Rows from a dataset of charts and code:
· · · ·

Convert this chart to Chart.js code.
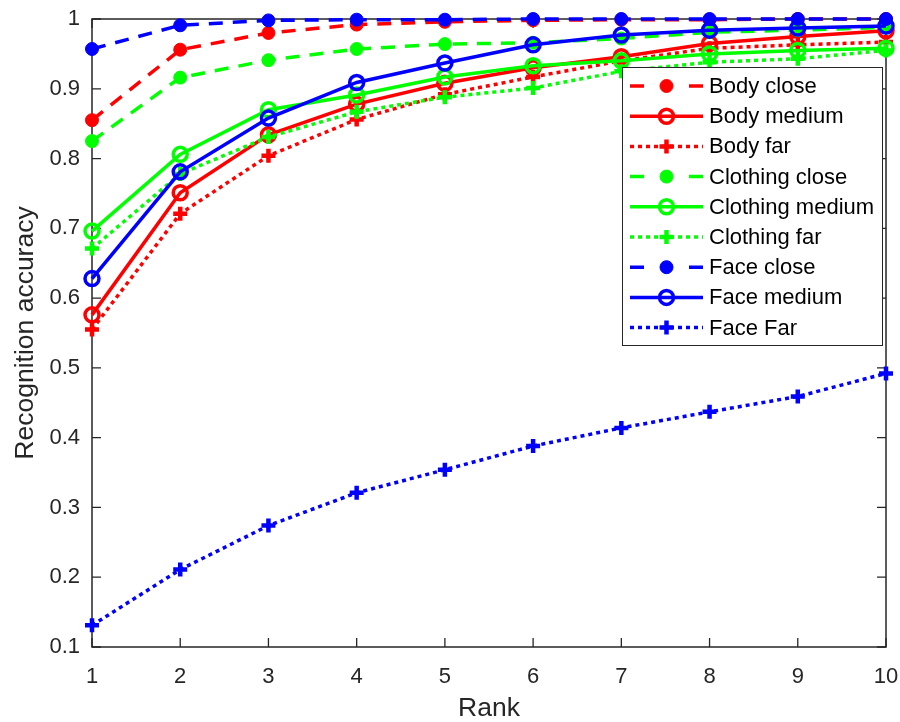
<!DOCTYPE html>
<html>
<head>
<meta charset="utf-8">
<script src="https://cdn.jsdelivr.net/npm/chart.js@4/dist/chart.umd.min.js"></script>
<style>
  html, body { margin: 0; padding: 0; background: #ffffff; }
  #wrap { width: 900px; height: 722px; }
</style>
</head>
<body>
<div id="wrap"><canvas id="chart" width="900" height="722"></canvas></div>
<script>
// Rank axis categories and y tick labels
const ranks = ['1', '2', '3', '4', '5', '6', '7', '8', '9', '10'];
const yTickLabels = ['0.1', '0.2', '0.3', '0.4', '0.5', '0.6', '0.7', '0.8', '0.9', '1'];

// Recognition accuracy per rank
const bodyClose      = [0.855, 0.956, 0.980, 0.992, 0.996, 0.998, 0.999, 0.999, 1.000, 1.000];
const bodyMedium     = [0.576, 0.751, 0.834, 0.878, 0.908, 0.930, 0.946, 0.965, 0.975, 0.983];
const bodyFar        = [0.555, 0.721, 0.804, 0.856, 0.892, 0.917, 0.940, 0.958, 0.963, 0.967];
const clothingClose  = [0.825, 0.916, 0.941, 0.957, 0.964, 0.966, 0.972, 0.981, 0.984, 0.988];
const clothingMedium = [0.696, 0.806, 0.870, 0.891, 0.917, 0.933, 0.940, 0.950, 0.955, 0.958];
const clothingFar    = [0.671, 0.778, 0.831, 0.867, 0.888, 0.901, 0.925, 0.938, 0.943, 0.955];
const faceClose      = [0.957, 0.991, 0.998, 0.999, 0.999, 1.000, 1.000, 1.000, 1.000, 1.000];
const faceMedium     = [0.628, 0.781, 0.858, 0.909, 0.937, 0.963, 0.977, 0.984, 0.987, 0.990];
const faceFar        = [0.131, 0.211, 0.274, 0.321, 0.354, 0.388, 0.414, 0.437, 0.459, 0.492];

const seriesLabels = ['Body close', 'Body medium', 'Body far',
                      'Clothing close', 'Clothing medium', 'Clothing far',
                      'Face close', 'Face medium', 'Face Far'];
const seriesData = [bodyClose, bodyMedium, bodyFar,
                    clothingClose, clothingMedium, clothingFar,
                    faceClose, faceMedium, faceFar];

const RED = '#ff0000', GREEN = '#00ff00', BLUE = '#0000ff';
const AXIS = '#262626';
const FONT = "'Liberation Sans', Arial, sans-serif";
const colors = [RED, RED, RED, GREEN, GREEN, GREEN, BLUE, BLUE, BLUE];
const kinds = ['close', 'medium', 'far'];

// line / marker style per distance kind
const styles = {
  close:  { dash: [14, 10], legendDash: [14, 45], pointStyle: 'circle', radius: 6.5, pbw: 1,   filled: true },
  medium: { dash: [],       legendDash: [],       pointStyle: 'circle', radius: 7,   pbw: 3.5, filled: false },
  far:    { dash: [4, 4],   legendDash: [4, 4],   pointStyle: 'cross',  radius: 7,   pbw: 4.5, filled: false }
};

const datasets = seriesData.map((d, i) => {
  const s = styles[kinds[i % 3]];
  const c = colors[i];
  return {
    label: seriesLabels[i],
    data: d,
    borderColor: c,
    borderWidth: 3.5,
    borderDash: s.dash,
    borderCapStyle: 'butt',
    borderJoinStyle: 'miter',
    tension: 0,
    fill: false,
    clip: false,
    pointStyle: s.pointStyle,
    pointRadius: s.radius,
    pointHoverRadius: s.radius,
    pointBorderWidth: s.pbw,
    pointBorderColor: c,
    pointBackgroundColor: s.filled ? c : 'rgba(0,0,0,0)',
    order: seriesData.length - i,
    _kind: kinds[i % 3]
  };
});

// box frame with inward ticks on all four sides
const framePlugin = {
  id: 'frame',
  beforeDatasetsDraw(chart) {
    const { ctx, chartArea: a, scales } = chart;
    const L = 9;
    ctx.save();
    ctx.strokeStyle = AXIS;
    ctx.lineWidth = 1.5;
    ctx.setLineDash([]);
    ctx.strokeRect(a.left, a.top, a.right - a.left, a.bottom - a.top);
    ctx.lineWidth = 1.3;
    ctx.beginPath();
    scales.x.ticks.forEach((t, i) => {
      const x = scales.x.getPixelForTick(i);
      ctx.moveTo(x, a.bottom); ctx.lineTo(x, a.bottom - L);
      ctx.moveTo(x, a.top); ctx.lineTo(x, a.top + L);
    });
    scales.y.ticks.forEach((t, i) => {
      const y = scales.y.getPixelForTick(i);
      ctx.moveTo(a.left, y); ctx.lineTo(a.left + L, y);
      ctx.moveTo(a.right, y); ctx.lineTo(a.right - L, y);
    });
    ctx.stroke();
    ctx.restore();
  }
};

// boxed legend inside the plot, upper right
const legendPlugin = {
  id: 'boxLegend',
  afterDraw(chart) {
    const { ctx } = chart;
    const bx = 622.5, by = 67.5, bw = 260, bh = 278;
    const rowH = 30.2, firstY = 86;
    ctx.save();
    ctx.fillStyle = '#ffffff';
    ctx.fillRect(bx, by, bw, bh);
    ctx.strokeStyle = AXIS;
    ctx.lineWidth = 1;
    ctx.strokeRect(bx, by, bw, bh);
    chart.data.datasets.forEach((ds, i) => {
      const y = firstY + i * rowH;
      const s = styles[ds._kind];
      ctx.save();
      ctx.strokeStyle = ds.borderColor;
      ctx.lineWidth = ds.borderWidth;
      ctx.lineCap = 'butt';
      ctx.setLineDash(s.legendDash);
      ctx.beginPath();
      ctx.moveTo(630, y);
      ctx.lineTo(703, y);
      ctx.stroke();
      ctx.setLineDash([]);
      ctx.strokeStyle = ds.pointBorderColor;
      ctx.fillStyle = ds.pointBackgroundColor;
      ctx.lineWidth = ds.pointBorderWidth;
      Chart.helpers.drawPoint(ctx, {
        pointStyle: ds.pointStyle, radius: ds.pointRadius,
        borderWidth: ds.pointBorderWidth, rotation: 0
      }, 666.5, y);
      ctx.restore();
      ctx.fillStyle = '#000000';
      ctx.font = '22px ' + FONT;
      ctx.textAlign = 'left';
      ctx.textBaseline = 'middle';
      ctx.fillText(ds.label, 709, y + 1);
    });
    ctx.restore();
  }
};

new Chart(document.getElementById('chart'), {
  type: 'line',
  data: { labels: ranks, datasets },
  options: {
    responsive: false,
    animation: false,
    devicePixelRatio: 1,
    events: [],
    layout: { autoPadding: false, padding: { top: 19, right: 14, left: 0, bottom: 0 } },
    plugins: { legend: { display: false }, tooltip: { enabled: false } },
    scales: {
      x: {
        type: 'category',
        offset: false,
        grid: { display: false, drawTicks: false },
        border: { display: false },
        ticks: { color: AXIS, font: { family: FONT, size: 22 }, padding: 17, maxRotation: 0, autoSkip: false },
        title: { display: true, text: 'Rank', color: AXIS, font: { family: FONT, size: 26.5, lineHeight: 1 }, padding: 0 },
        afterFit(scale) {
          scale.height = 75;
          scale.paddingLeft = 0;
          scale.paddingRight = 0;
        }
      },
      y: {
        min: 0.1,
        max: 1,
        grid: { display: false, drawTicks: false },
        border: { display: false },
        ticks: {
          stepSize: 0.1,
          color: AXIS,
          font: { family: FONT, size: 22 },
          padding: 12,
          callback: (v, i) => yTickLabels[i]
        },
        title: { display: true, text: 'Recognition accuracy', color: AXIS, font: { family: FONT, size: 26.5, lineHeight: 1 }, padding: { top: 12, bottom: 0 } },
        afterFit(scale) {
          scale.width = 92;
          scale.paddingTop = 0;
          scale.paddingBottom = 0;
        }
      }
    }
  },
  plugins: [framePlugin, legendPlugin]
});
</script>
</body>
</html>
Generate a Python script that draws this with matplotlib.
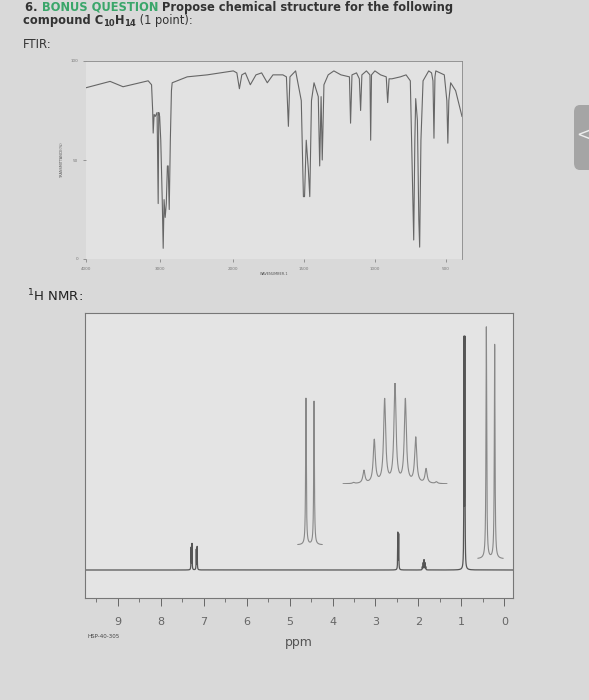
import numpy as np
import matplotlib.pyplot as plt
from matplotlib.patches import FancyBboxPatch

# FTIR trace: wavenumber (cm-1) and transmittance (%)
ir_wn = [4000, 3673, 3497, 3156, 3110, 3095, 3088, 3075, 3060, 3035, 3020, 3012, 3000, 2985,
         2965, 2952, 2940, 2925, 2910, 2895, 2884, 2870, 2855, 2840, 2830, 2626, 2354, 2000,
         1975, 1957, 1940, 1915, 1880, 1840, 1800, 1760, 1720, 1650, 1625, 1611, 1600, 1560,
         1520, 1505, 1497, 1485, 1470, 1460, 1448, 1430, 1400, 1390, 1380, 1372, 1360, 1330,
         1290, 1240, 1180, 1172, 1162, 1130, 1110, 1101, 1092, 1060, 1035, 1030, 1024, 1000,
         960, 920, 910, 900, 880, 820, 780, 750, 735, 726, 718, 712, 700, 690, 684, 675, 660,
         620, 600, 590, 583, 576, 570, 540, 510, 492, 485, 478, 465, 430, 385]
ir_t = [86.5, 89.7, 87, 90, 88, 75, 63.6, 73, 72, 74, 28, 74, 72, 60,
        30, 5.4, 30, 21, 28, 47, 47, 25, 60, 85, 89, 92, 93, 95,
        94, 86, 93, 94, 88, 93, 94, 89, 93, 93, 92, 67, 92, 95,
        80, 31.5, 31.5, 60, 45, 31.5, 80, 89, 82, 47, 82, 50, 88, 93,
        95, 93, 92, 68.6, 93, 94, 91, 75, 93, 95, 93, 60, 93, 95,
        93, 92, 79, 91, 91, 92, 93, 90, 40, 9.6, 60, 81, 70, 20, 6, 60, 90,
        95, 94, 90, 61, 92, 95, 94, 93, 80, 58.5, 80, 89, 85, 72]

# 1H NMR peaks: ppm, height (arbitrary px units)
nmr_ppm = [7.29, 7.27, 7.17, 7.15, 2.48, 2.46, 1.91, 1.89, 1.87, 1.85, 1.83, 0.94, 0.92]
nmr_h = [22, 26, 20, 23, 37, 35, 3, 7, 10, 7, 3, 234, 228]

# expansions shown as insets
ins1_h = [98, 96]
ins2_h = [3, 38, 128, 248, 298, 248, 135, 43, 5]
ins3_h = [700, 647]

W, H = 589, 700
bg = '#d9d9d9'
fig = plt.figure(figsize=(W / 100, H / 100), dpi=100, facecolor=bg)
renderer = fig.canvas.get_renderer()


def rect(x0, y0, x1, y1):
    return [x0 / W, 1 - y1 / H, (x1 - x0) / W, (y1 - y0) / H]


def fx(x):
    return x / W


def fy(y):
    return 1 - y / H


def pieces(x, y, parts):
    # write text pieces one after another on a baseline; dy shifts subscripts
    for s, dy, kw in parts:
        t = fig.text(fx(x), fy(y + dy), s, va='baseline', **kw)
        x += t.get_window_extent(renderer).width


b = dict(fontsize=8.3, fontweight='bold', color='#333')
sub = dict(b, fontsize=6)
pieces(25, 11, [('6. ', 0, b), ('BONUS QUESTION ', 0, dict(b, color='#3aa66a')),
                ('Propose chemical structure for the following', 0, b)])
pieces(23, 24, [('compound C', 0, b), ('10', 1.5, sub), ('H', 0, b), ('14', 1.5, sub),
                (' (1 point):', 0, dict(fontsize=8.3, color='#333'))])
fig.text(fx(23), fy(44), 'FTIR:', fontsize=8.5, va='center', color='#333')
fig.text(fx(27), fy(296), '$^{1}$H NMR:', fontsize=9.5, va='center', color='#222')


# FTIR axes with the usual scale change at 2000 cm-1
def fwd(w):
    w = np.asarray(w, dtype=float)
    return np.where(w >= 2000, (4000 - w) / 2000 * 147, 147 + (2000 - w) / 1000 * 141.3)


def inv(u):
    u = np.asarray(u, dtype=float)
    return np.where(u <= 147, 4000 - u / 147 * 2000, 2000 - (u - 147) / 141.3 * 1000)


ax = fig.add_axes(rect(86, 61, 462, 259))
ax.set_facecolor('#e2e2e2')
ax.plot(ir_wn, ir_t, color='#666', lw=0.8)
ax.set_xscale('function', functions=(fwd, inv))
ax.set_xlim(385, 4000)
ax.set_ylim(0, 100)
ax.set_xticks([4000, 3000, 2000, 1500, 1000, 500])
ax.set_xticklabels(['4000', '3000', '2000', '1500', '1000', '500'], fontsize=3, color='#555')
ax.set_yticks([0, 50, 100])
ax.set_yticklabels(['0', '50', '100'], fontsize=3, color='#555')
ax.tick_params(length=2, width=0.5, colors='#777')
ax.set_xlabel('WAVENUMBER-1', fontsize=2.5, color='#555', labelpad=1)
ax.set_ylabel('TRANSMITTANCE(%)', fontsize=2.5, color='#555', labelpad=5)
for s in ax.spines.values():
    s.set_color('#888')
    s.set_linewidth(0.6)
ax.spines['left'].set_visible(False)
ax.spines['bottom'].set_visible(False)

# NMR main axes
nx = fig.add_axes(rect(85, 313, 513, 598))
nx.set_facecolor('#e4e4e4')
ppm = np.linspace(-0.3, 9.8, 8000)
spec = np.zeros_like(ppm)
for p, h in zip(nmr_ppm, nmr_h):
    spec += h / (1 + ((ppm - p) / 0.004) ** 2)
spec = np.minimum(spec, np.max(nmr_h))
nx.plot(ppm, spec, color='#555', lw=0.9)
nx.set_xlim(9.76, -0.2)
nx.set_ylim(-28, 257)
nx.set_xticks(range(10))
nx.set_xticks(np.arange(0, 9.6, 0.5), minor=True)
nx.set_xticklabels([str(i) for i in range(10)], fontsize=8, color='#555')
nx.set_yticks([])
nx.tick_params(axis='x', direction='out', length=6, width=0.7, colors='#666', pad=8)
nx.tick_params(axis='x', which='minor', length=3, width=0.6, colors='#666')
nx.set_xlabel('ppm', fontsize=9, color='#555', labelpad=6)
for s in nx.spines.values():
    s.set_color('#777')
    s.set_linewidth(0.8)
fig.text(fx(87), fy(636), 'HSP-40-305', fontsize=4, color='#444', va='center')


def inset(box, heights, width):
    a = fig.add_axes(rect(*box))
    a.set_axis_off()
    n = len(heights)
    xs = np.linspace(-1, n, 1500)
    y = np.zeros_like(xs)
    for i, h in enumerate(heights):
        y += h / (1 + ((xs - i) / width) ** 2)
    a.plot(xs, y, color='#888', lw=0.8)
    a.set_xlim(-1.6, n + 0.6)
    a.set_ylim(0, max(heights) * 1.01)
    return a


inset((293, 397, 327, 545), ins1_h, 0.05)
inset((337, 383, 453, 484), ins2_h, 0.12)
inset((473, 325, 508, 559), ins3_h, 0.05)

# side tab of the screenshot
tab = FancyBboxPatch((fx(574), fy(170)), fx(20), fy(105) - fy(170),
                     boxstyle='round,pad=0,rounding_size=0.01', transform=fig.transFigure,
                     facecolor='#a5a5a5', edgecolor='none')
fig.patches.append(tab)
fig.text(fx(583), fy(135), '<', fontsize=12, color='#eee', va='center', ha='center')

fig.savefig('out.png', dpi=100, facecolor=bg)
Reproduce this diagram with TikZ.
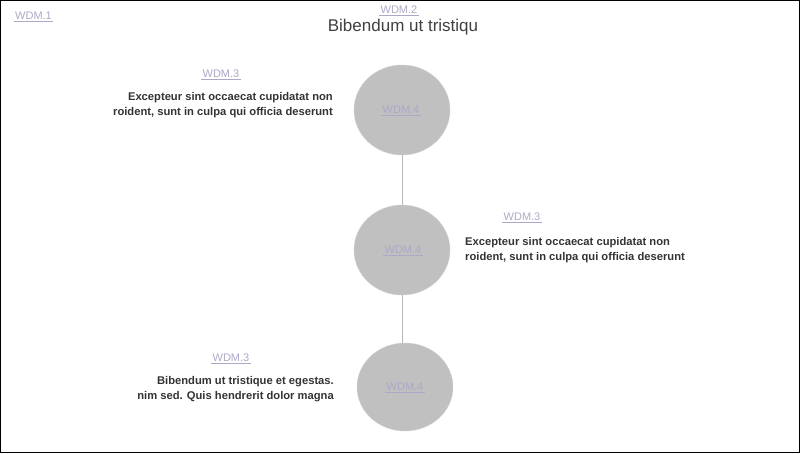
\documentclass[tikz,border=0pt]{standalone}
\usepackage{fontspec}
\setmainfont{Liberation Sans}
\usetikzlibrary{positioning}
\newcommand{\mylinkcol}{linkgray}
\definecolor{linkgray}{HTML}{ADA8C8}
\definecolor{textgray}{HTML}{333333}
\definecolor{bubblegray}{HTML}{C0C0C0}
\tikzset{
  wdm/.style = {text = \mylinkcol, font = \fontsize{11}{12}\selectfont, inner sep = 1pt},
  wdmline/.style = {\mylinkcol, line width = .8pt},
  body/.style = {text = textgray, font = \bfseries\fontsize{11.2}{15}\selectfont, inner sep = 0pt},
}
\begin{document}
\begin{tikzpicture}[x = 1pt, y = -1pt]
\useasboundingbox (0,0) rectangle (800,453);
\draw[black, line width = 1pt] (0.5,0.5) rectangle (799.5,452.5);
% bubbles
\draw[draw = black!18, fill = bubblegray] (402,110) ellipse (48 and 45);
\draw[draw = black!18, fill = bubblegray] (402,250) ellipse (48 and 45);
\draw[draw = black!18, fill = bubblegray] (405,387) ellipse (48 and 44);
\coordinate (b1s) at (402,155);
\coordinate (b2n) at (402,205);
\coordinate (b2s) at (402,295);
\coordinate (b3n) at (402,343);
\draw[black!28] (b1s) -- (b2n);
\draw[black!28] (b2s) -- (b3n);
% header
\node[wdm, anchor = west] (w1) at (14,16) {WDM.1};
\draw[wdmline] (w1.south west) -- (w1.south east);
\node[wdm] (w2) at (399,10) {WDM.2};
\draw[wdmline] (w2.south west) -- (w2.south east);
\node[text = black!75, font = \fontsize{17}{19}\selectfont] (title) at (403,27) {Bibendum ut tristiqu};
% bubble labels
\node[wdm] (c1) at (401,110) {WDM.4};
\draw[wdmline] (c1.south west) -- (c1.south east);
\node[wdm] (c2) at (403,250) {WDM.4};
\draw[wdmline] (c2.south west) -- (c2.south east);
\node[wdm] (c3) at (405,387) {WDM.4};
\draw[wdmline] (c3.south west) -- (c3.south east);
% side texts
\node[wdm] (t1) at (221,74) {WDM.3};
\draw[wdmline] (t1.south west) -- (t1.south east);
\node[body, anchor = north east, align = right] (d1) at (333,92) {Excepteur sint occaecat cupidatat non\\roident, sunt in culpa qui officia deserunt};
\node[wdm] (t2) at (522,217) {WDM.3};
\draw[wdmline] (t2.south west) -- (t2.south east);
\node[body, anchor = north west, align = left] (d2) at (465,237) {Excepteur sint occaecat cupidatat non\\roident, sunt in culpa qui officia deserunt};
\node[wdm] (t3) at (231,358) {WDM.3};
\draw[wdmline] (t3.south west) -- (t3.south east);
\node[body, anchor = north east, align = right] (d3) at (334,376) {Bibendum ut tristique et egestas.\\nim sed. Quis hendrerit dolor magna};
\end{tikzpicture}
\end{document}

· · · ·

WHAT NEEDS TO BE DONE:
Starting at the line that contains "Generate a Python" and stopping after the line that contains "from matplotlib.patches import FancyBboxPatch", copy every line exactly. Leave any pictures behind.

SOLVED PROBLEM:
Generate a Python script that draws this with matplotlib.
import numpy as np
import matplotlib.pyplot as plt
from matplotlib.patches import FancyBboxPatch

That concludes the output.